What can I do with 3 or 4 antelope preference points?
In the regular pool with four points combined with 75% draw odds and 75”+ potential, there are 10 areas and all of them have a minimum of 24% public land.
In the special pool with four points combined with 75% draw odds for 75”+ potential, 21 additional areas open up throughout Wyoming.
If you stay with 75% draw odds and increase trophy potential to 80”+, in the regular pool you have three area options and in the special pool you have 11 area options.
What can I expect with 5 or 9 antelope preference points?
In the regular pool with nine points combined with 75% draw odds and 75”+ potential, there are 41 areas and all have a minimum of 24% public land.
In the special pool with nine points combined with 75% draw odds for 75”+ potential, only two additional areas open up throughout Wyoming.

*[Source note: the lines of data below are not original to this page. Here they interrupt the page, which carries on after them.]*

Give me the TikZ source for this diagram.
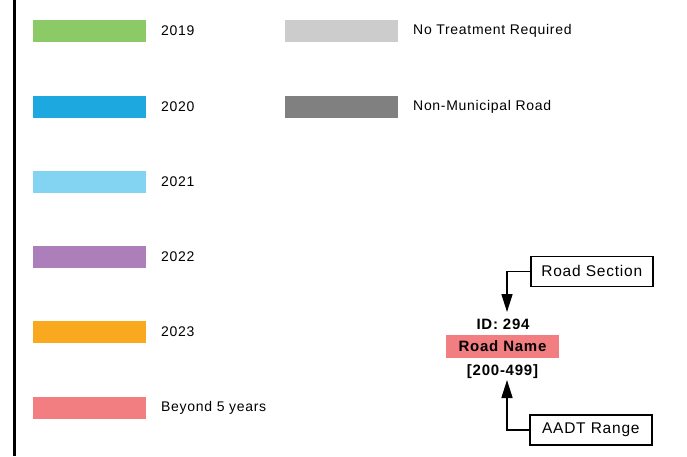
\documentclass[tikz,border=0pt]{standalone}
\usepackage{fontspec}
\setmainfont{Liberation Sans}[LetterSpace=5]
\usetikzlibrary{arrows.meta}
\definecolor{cA}{HTML}{8CC967}
\definecolor{cB}{HTML}{1EA8E0}
\definecolor{cC}{HTML}{82D4F2}
\definecolor{cD}{HTML}{AC7FBA}
\definecolor{cE}{HTML}{F9A91F}
\definecolor{cF}{HTML}{F37E81}
\definecolor{cG}{HTML}{CCCCCC}
\definecolor{cH}{HTML}{808080}
\begin{document}
\begin{tikzpicture}[x=1pt,y=-1pt,
  swatch/.style={draw=none,minimum width=113pt,minimum height=22pt,inner sep=0pt,anchor=north west},
  lbl/.style={anchor=west,inner sep=0pt,font=\fontsize{14}{16}\selectfont},
  callout/.style={draw=black,line width=1.6pt,inner sep=0pt,minimum width=122pt,minimum height=30pt,anchor=north west,font=\fontsize{15.5}{18}\selectfont},
  bl/.style={font=\fontsize{15}{17}\selectfont\bfseries,inner sep=0pt},
  arr/.style={line width=1.6pt,-{Triangle[length=18pt,width=11pt]}}]
\useasboundingbox (0,0) rectangle (687,456);
\fill[white] (0,0) rectangle (687,456);
\draw[line width=3pt] (14.5,0) -- (14.5,456);
% swatches
\node[swatch,fill=cA] (s1) at (33,20) {};
\node[swatch,fill=cB] (s2) at (33,95.5) {};
\node[swatch,fill=cC] (s3) at (33,171) {};
\node[swatch,fill=cD] (s4) at (33,246) {};
\node[swatch,fill=cE] (s5) at (33,321) {};
\node[swatch,fill=cF] (s6) at (33,397) {};
\node[swatch,fill=cG] (s7) at (285,20) {};
\node[swatch,fill=cH] (s8) at (285,95.5) {};
\node[lbl] (l1) at (161,31) {2019};
\node[lbl] (l2) at (161,106.5) {2020};
\node[lbl] (l3) at (161,182) {2021};
\node[lbl] (l4) at (161,257) {2022};
\node[lbl] (l5) at (161,332) {2023};
\node[lbl] (l6) at (161,408) {Beyond 5 years};
\node[lbl] (l7) at (413,31) {No Treatment Required};
\node[lbl] (l8) at (413,106.5) {Non-Municipal Road};
% example label
\node[bl] (id) at (503,324) {ID: 294};
\node[fill=cF,minimum width=113pt,minimum height=23pt,inner sep=0pt] (rn) at (502.5,346.5) {};
\node[bl] (rnt) at (502.5,346.5) {Road Name};
\node[bl] (aadt) at (502.5,371.5) {[200-499]};
\node[callout] (rs) at (530,255.5) {Road Section};
\node[callout] (ar) at (529,414) {AADT Range};
\coordinate (c1) at (507,312);
\coordinate (c2) at (507,380);
\draw[arr] (rs.west) -| (c1);
\draw[arr] (ar.west) -| (c2);
\end{tikzpicture}
\end{document}
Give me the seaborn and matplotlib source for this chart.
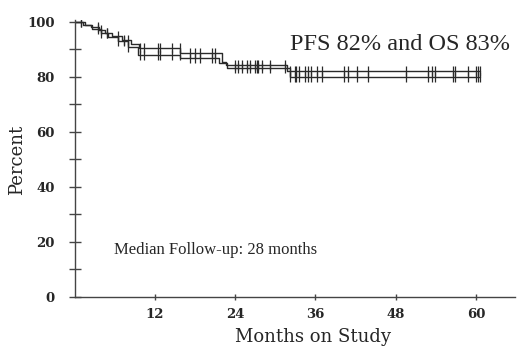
import matplotlib
matplotlib.use("Agg")
import matplotlib.pyplot as plt
import numpy as np
import pandas as pd
import seaborn as sns

# step curves (months, percent)
os_months = [0, 1.2, 2.4, 3.6, 4.6, 5.6, 7.0, 8.4, 9.6, 15.8, 22.0, 22.6, 31.8, 60.6]
os_pct = [100, 99, 98, 97, 96, 95, 93.5, 92, 90.5, 88.6, 85.5, 84.4, 82, 82]
pfs_months = [0, 1.5, 2.6, 4.0, 5.0, 6.4, 8.0, 9.4, 15.8, 21.6, 22.8, 32.2, 60.6]
pfs_pct = [100, 99, 97.5, 96, 94.5, 93, 91, 88, 86.8, 85, 83.2, 80, 80]

# censored observations (months)
censored = [1.0, 3.5, 4.0, 4.8, 6.5, 7.3, 8.0, 9.8, 10.3, 12.5, 12.8, 14.5, 15.7,
            17.2, 18.0, 18.7, 20.5, 21.0, 24.0, 24.4, 25.0, 25.8, 26.2, 26.9, 27.2,
            27.4, 28.0, 29.2, 31.4, 32.2, 32.9, 33.1, 33.6, 34.4, 34.9, 35.4, 36.2,
            36.9, 40.2, 40.9, 42.2, 43.9, 49.6, 52.8, 53.4, 53.9, 56.6, 56.8, 58.8,
            60.0, 60.3, 60.6]

x_ticks = [12, 24, 36, 48, 60]
y_ticks = [0, 20, 40, 60, 80, 100]

sns.set_style("white")
plt.rcParams['font.family'] = ['Liberation Serif', 'DejaVu Serif']

fig = plt.figure(figsize=(5.2, 3.58), dpi=100)
ax = fig.add_axes([0.1437, 0.1704, 0.8463, 0.774])

line_col = '#2a2a2a'
for months, pct in [(os_months, os_pct), (pfs_months, pfs_pct)]:
    df = pd.DataFrame({'months': months, 'pct': pct})
    sns.lineplot(data=df, x='months', y='pct', drawstyle='steps-post',
                 color=line_col, linewidth=1.0, estimator=None, ax=ax)
    # value of the curve at each censoring time
    idx = np.searchsorted(np.array(months), np.array(censored), side='right') - 1
    cdf = pd.DataFrame({'months': censored, 'pct': np.array(pct)[idx]})
    sns.scatterplot(data=cdf, x='months', y='pct', marker='|', s=55,
                    color=line_col, linewidth=0.9, ax=ax)

ax.set_xlim(0, 65.8)
ax.set_ylim(0, 100.7)
ax.set_xticks(x_ticks)
ax.set_yticks(y_ticks)
ax.set_yticks([10, 30, 50, 70, 90], minor=True)

for s in ['top', 'right']:
    ax.spines[s].set_visible(False)
for s in ['left', 'bottom']:
    ax.spines[s].set_color('#444444')
    ax.spines[s].set_linewidth(1.0)

ax.tick_params(axis='y', which='both', direction='inout', length=9, width=1,
               color='#444444', left=True, pad=10)
ax.tick_params(axis='x', which='both', direction='inout', length=4, width=1,
               color='#444444', bottom=True, pad=6)
for lab in ax.get_xticklabels() + ax.get_yticklabels():
    lab.set_fontweight('bold')
    lab.set_family('DejaVu Serif')
    lab.set_fontsize(9.5)

ax.set_xlabel('Months on Study', fontsize=13, family='DejaVu Serif')
ax.set_ylabel('Percent', fontsize=13, family='DejaVu Serif')
ax.xaxis.set_label_coords(0.541, -0.112)
ax.yaxis.set_label_coords(-0.111, 0.495)

ax.text(48.6, 91.6, 'PFS 82% and OS 83%', fontsize=17.5, ha='center', va='center')
ax.text(21.0, 17.1, 'Median Follow-up: 28 months', fontsize=12, ha='center', va='center')

fig.savefig('out.png', dpi=100)
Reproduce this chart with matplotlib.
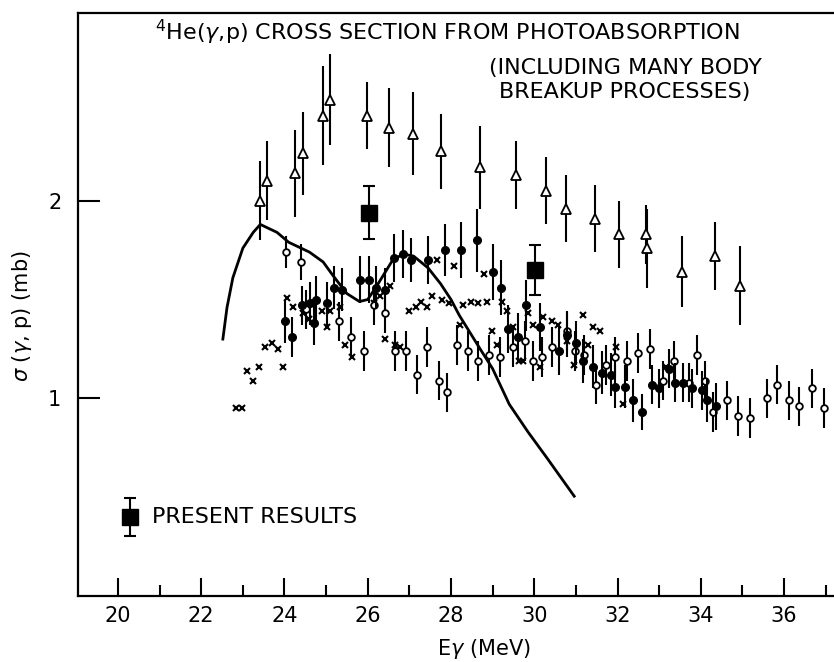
import matplotlib.pyplot as plt
from matplotlib.ticker import FixedLocator

# theoretical curve (solid line)
curve_x = [22.52, 22.62, 22.76, 23.0, 23.25, 23.42, 23.82, 24.1, 24.6, 24.93, 25.17,
           25.5, 25.8, 26.0, 26.22, 26.6, 26.85, 27.1, 27.45, 27.75, 28.0, 28.2,
           28.7, 29.0, 29.4, 29.85, 30.3, 30.96]
curve_y = [1.30, 1.46, 1.61, 1.76, 1.84, 1.88, 1.84, 1.79, 1.74, 1.69, 1.62,
           1.53, 1.49, 1.50, 1.57, 1.70, 1.73, 1.72, 1.66, 1.58, 1.50, 1.42,
           1.25, 1.15, 0.97, 0.83, 0.70, 0.505]

# open triangles (photoabsorption incl. many body breakup)
tri_x = [23.41, 23.57, 24.25, 24.44, 24.92, 25.10, 25.99, 26.51, 27.09, 27.76, 28.69,
         29.57, 30.29, 30.76, 31.47, 32.03, 32.68, 32.71, 33.55, 34.33, 34.95]
tri_y = [2.00, 2.10, 2.14, 2.24, 2.43, 2.51, 2.43, 2.37, 2.34, 2.25, 2.17,
         2.13, 2.05, 1.96, 1.91, 1.83, 1.83, 1.76, 1.64, 1.72, 1.57]
tri_err = [0.20, 0.20, 0.22, 0.21, 0.25, 0.23, 0.17, 0.20, 0.21, 0.19, 0.21,
           0.17, 0.17, 0.17, 0.17, 0.17, 0.15, 0.20, 0.18, 0.17, 0.20]

# present results
sq_x = [26.03, 30.02]
sq_y = [1.94, 1.65]
sq_err = [0.135, 0.125]

# filled circles
fc_x = [24.02, 24.18, 24.43, 24.62, 24.76, 24.72, 25.02, 25.18, 25.38, 25.82, 26.02,
        26.20, 26.42, 26.64, 26.84, 27.05, 27.45, 27.86, 28.23, 28.63, 29.02, 29.20,
        29.80, 29.38, 29.60, 30.14, 30.60, 30.78, 31.00, 31.18, 31.40, 31.62, 31.85,
        31.95, 32.18, 32.36, 32.58, 32.82, 33.00, 33.24, 33.37, 33.58, 33.80, 34.02,
        34.16, 34.36]
fc_y = [1.39, 1.31, 1.47, 1.48, 1.50, 1.38, 1.48, 1.56, 1.55, 1.60, 1.60,
        1.56, 1.55, 1.71, 1.73, 1.70, 1.70, 1.75, 1.75, 1.80, 1.64, 1.56,
        1.47, 1.35, 1.31, 1.36, 1.24, 1.32, 1.28, 1.19, 1.16, 1.13, 1.12,
        1.06, 1.06, 0.99, 0.93, 1.07, 1.05, 1.15, 1.08, 1.08, 1.05, 1.04,
        0.99, 0.96]
fc_err = [0.11, 0.10, 0.10, 0.11, 0.12, 0.11, 0.11, 0.11, 0.11, 0.12, 0.12,
          0.11, 0.11, 0.12, 0.12, 0.11, 0.12, 0.13, 0.14, 0.16, 0.14, 0.14,
          0.13, 0.12, 0.12, 0.12, 0.12, 0.11, 0.11, 0.11, 0.11, 0.11, 0.11,
          0.11, 0.11, 0.11, 0.09, 0.10, 0.10, 0.10, 0.10, 0.10, 0.10, 0.10,
          0.11, 0.12]

# open circles
oc_x = [24.04, 24.40, 24.52, 25.31, 25.61, 25.90, 26.14, 26.41, 26.66, 26.93, 27.18,
        27.43, 27.71, 27.91, 28.15, 28.41, 28.65, 28.92, 29.18, 29.48, 29.78, 29.97,
        30.18, 30.42, 30.79, 30.98, 31.19, 31.49, 31.72, 31.95, 32.23, 32.48, 32.79,
        33.10, 33.35, 33.72, 33.90, 34.09, 34.30, 34.62, 34.89, 35.19, 35.58, 35.82,
        36.13, 36.37, 36.67, 36.95]
oc_y = [1.74, 1.69, 1.45, 1.39, 1.31, 1.24, 1.47, 1.43, 1.24, 1.24, 1.12,
        1.26, 1.09, 1.03, 1.27, 1.24, 1.19, 1.22, 1.21, 1.26, 1.29, 1.19,
        1.21, 1.26, 1.34, 1.24, 1.22, 1.07, 1.17, 1.21, 1.19, 1.23, 1.25,
        1.09, 1.19, 1.08, 1.22, 1.09, 0.93, 0.99, 0.91, 0.90, 1.00, 1.07,
        0.99, 0.96, 1.05, 0.95]
oc_err = [0.08, 0.09, 0.10, 0.10, 0.10, 0.10, 0.10, 0.10, 0.10, 0.10, 0.10,
          0.10, 0.10, 0.10, 0.10, 0.10, 0.10, 0.10, 0.10, 0.10, 0.10, 0.10,
          0.10, 0.10, 0.10, 0.10, 0.10, 0.10, 0.10, 0.10, 0.10, 0.10, 0.10,
          0.10, 0.10, 0.10, 0.10, 0.10, 0.10, 0.10, 0.10, 0.10, 0.10, 0.10,
          0.10, 0.10, 0.10, 0.10]

# crosses (no error bars)
xx_x = [22.84, 22.97, 23.09, 23.24, 23.39, 23.53, 23.69, 23.84, 23.97, 24.06, 24.21,
        24.45, 24.60, 24.90, 25.02, 25.10, 25.34, 25.46, 25.63, 26.14, 26.30, 26.53,
        26.42, 26.66, 26.78, 26.98, 27.15, 27.29, 27.43, 27.55, 27.67, 27.79, 27.95,
        28.08, 28.22, 28.30, 28.48, 28.66, 28.86, 28.80, 28.99, 29.11, 29.22, 29.35,
        29.50, 29.63, 29.73, 29.85, 29.97, 30.13, 30.22, 30.42, 30.57, 30.78, 30.96,
        31.18, 31.30, 31.42, 31.59, 31.97, 32.12, 33.17]
xx_y = [0.95, 0.95, 1.14, 1.09, 1.16, 1.26, 1.28, 1.25, 1.16, 1.51, 1.46,
        1.43, 1.40, 1.44, 1.36, 1.44, 1.46, 1.27, 1.21, 1.48, 1.52, 1.57,
        1.30, 1.27, 1.26, 1.44, 1.46, 1.49, 1.46, 1.52, 1.70, 1.50, 1.48,
        1.67, 1.37, 1.47, 1.49, 1.48, 1.49, 1.63, 1.34, 1.27, 1.49, 1.44,
        1.36, 1.19, 1.19, 1.43, 1.37, 1.16, 1.41, 1.39, 1.37, 1.29, 1.17,
        1.42, 1.27, 1.36, 1.34, 1.26, 0.97, 1.16]

x_major = [20, 22, 24, 26, 28, 30, 32, 34, 36]
x_minor = [21, 23, 25, 27, 29, 31, 33, 35, 37]
y_major = [1, 2]


def draw(ax):
    eb = dict(ecolor="black", elinewidth=1.5, capsize=0, linestyle="none")
    ax.errorbar(oc_x, oc_y, yerr=oc_err, fmt="o", ms=4.8, mfc="white",
                mec="black", mew=1.3, zorder=3, **eb)
    ax.plot(xx_x, xx_y, "x", ms=4.5, mew=1.5, color="black", zorder=3)
    ax.errorbar(fc_x, fc_y, yerr=fc_err, fmt="o", ms=5.5, mfc="black",
                mec="black", zorder=4, **eb)
    ax.errorbar(tri_x, tri_y, yerr=tri_err, fmt="^", ms=7.5, mfc="white",
                mec="black", mew=1.3, zorder=4, **eb)
    ax.errorbar(sq_x, sq_y, yerr=sq_err, fmt="s", ms=11, mfc="black", mec="black",
                ecolor="black", elinewidth=1.5, capsize=4, capthick=1.5,
                linestyle="none", zorder=5)
    ax.plot(curve_x, curve_y, "-", color="black", lw=2.0, zorder=6)

    # legend entry
    ax.errorbar([20.3], [0.40], yerr=[0.097], fmt="s", ms=11, mfc="black",
                mec="black", ecolor="black", elinewidth=1.5, capsize=4,
                capthick=1.5, linestyle="none")
    ax.text(20.82, 0.40, "PRESENT RESULTS", fontsize=16, va="center", ha="left")

    ax.text(0.488, 0.966, r"$^{4}$He($\gamma$,p) CROSS SECTION FROM PHOTOABSORPTION",
            transform=ax.transAxes, fontsize=16, ha="center", va="center")
    ax.text(0.7235, 0.906, "(INCLUDING MANY BODY", transform=ax.transAxes,
            fontsize=16, ha="center", va="center")
    ax.text(0.7235, 0.865, "BREAKUP PROCESSES)", transform=ax.transAxes,
            fontsize=16, ha="center", va="center")


fig = plt.figure(figsize=(8.34, 6.62), dpi=100)
ax = fig.add_axes([0.0935, 0.0997, 0.9065, 0.8807])
draw(ax)

ax.set_xlim(19.04, 37.2)
ax.set_ylim(0, 2.95)
ax.xaxis.set_major_locator(FixedLocator(x_major))
ax.xaxis.set_minor_locator(FixedLocator(x_minor))
ax.yaxis.set_major_locator(FixedLocator(y_major))
ax.set_yticklabels(["1", "2"])
ax.tick_params(axis="x", which="major", direction="in", length=13, width=1.5,
               labelsize=15, pad=7)
ax.tick_params(axis="x", which="minor", direction="in", length=8, width=1.5)
ax.tick_params(axis="y", which="major", direction="in", length=16, width=1.5,
               labelsize=15, pad=12)
ax.spines["right"].set_visible(False)
for s in ["left", "top", "bottom"]:
    ax.spines[s].set_linewidth(1.6)

ax.set_xlabel(r"E$\gamma$ (MeV)", fontsize=15)
ax.xaxis.set_label_coords(0.537, -0.07)
ax.set_ylabel(r"$\sigma$ ($\gamma$, p) (mb)", fontsize=15)
ax.yaxis.set_label_coords(-0.058, 0.48)

fig.savefig("out.png", dpi=100)
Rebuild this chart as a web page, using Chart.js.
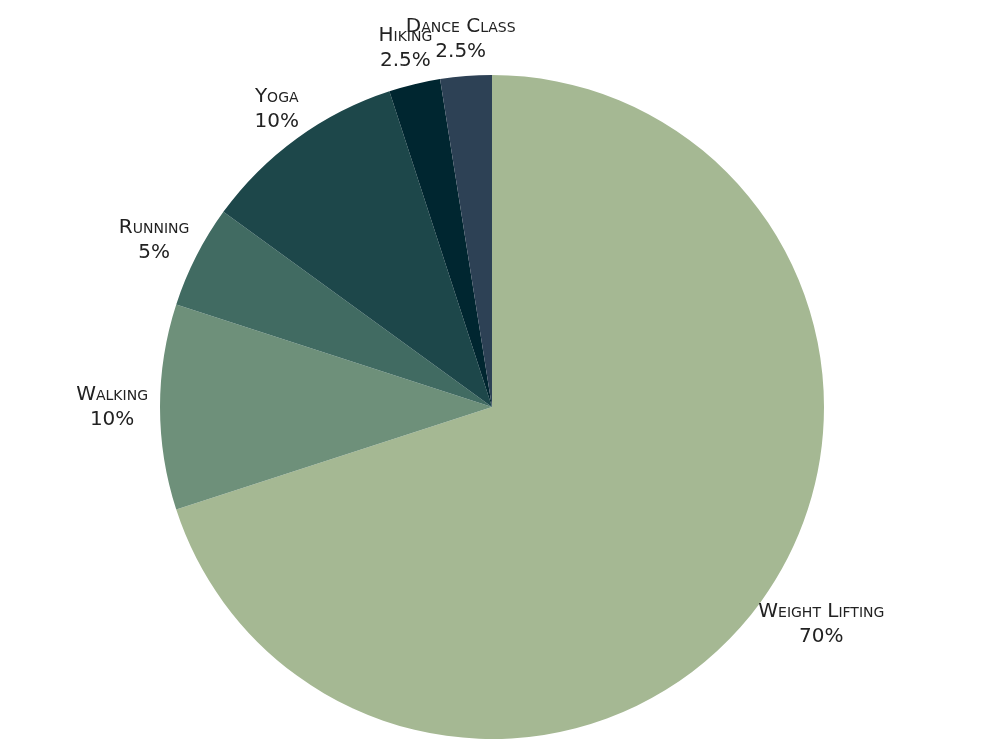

If you stay with 75% draw odds and increase trophy potential to 80”+, in the regular pool you have 14 area options and in the special pool you have 16 area options.
What can I expect with 10 to 13 antelope preference points?
In the regular pool with 12 points combined with 75% draw odds and 75”+ potential, there are 45 areas and many areas have over 80% public land.
In the special pool with nine points combined with 75% draw odds for 75”+ potential, only one additional area opens up throughout Wyoming.
If you stay with 75% draw odds and increase trophy potential to 80”+, in the regular pool you have 18 area options and in the special pool you have 19 area options.
Best of the best antelope areas
OK. I’ve saved a bunch of points and want to draw and hunt the best of the best areas. The famous Red Desert from the Colorado line north to mid-state offers the best mix of genetics, within a large area and with public access. There is potential for giant bucks. Pay attention to these key factors so you can maximize that license: stay off trigger, learn how to field-judge antelope and let great optics cover the ground. Areas 57, 60, 61, 67 always produce some exceptional antelope. Don’t overlook Shirley Basin Area 48.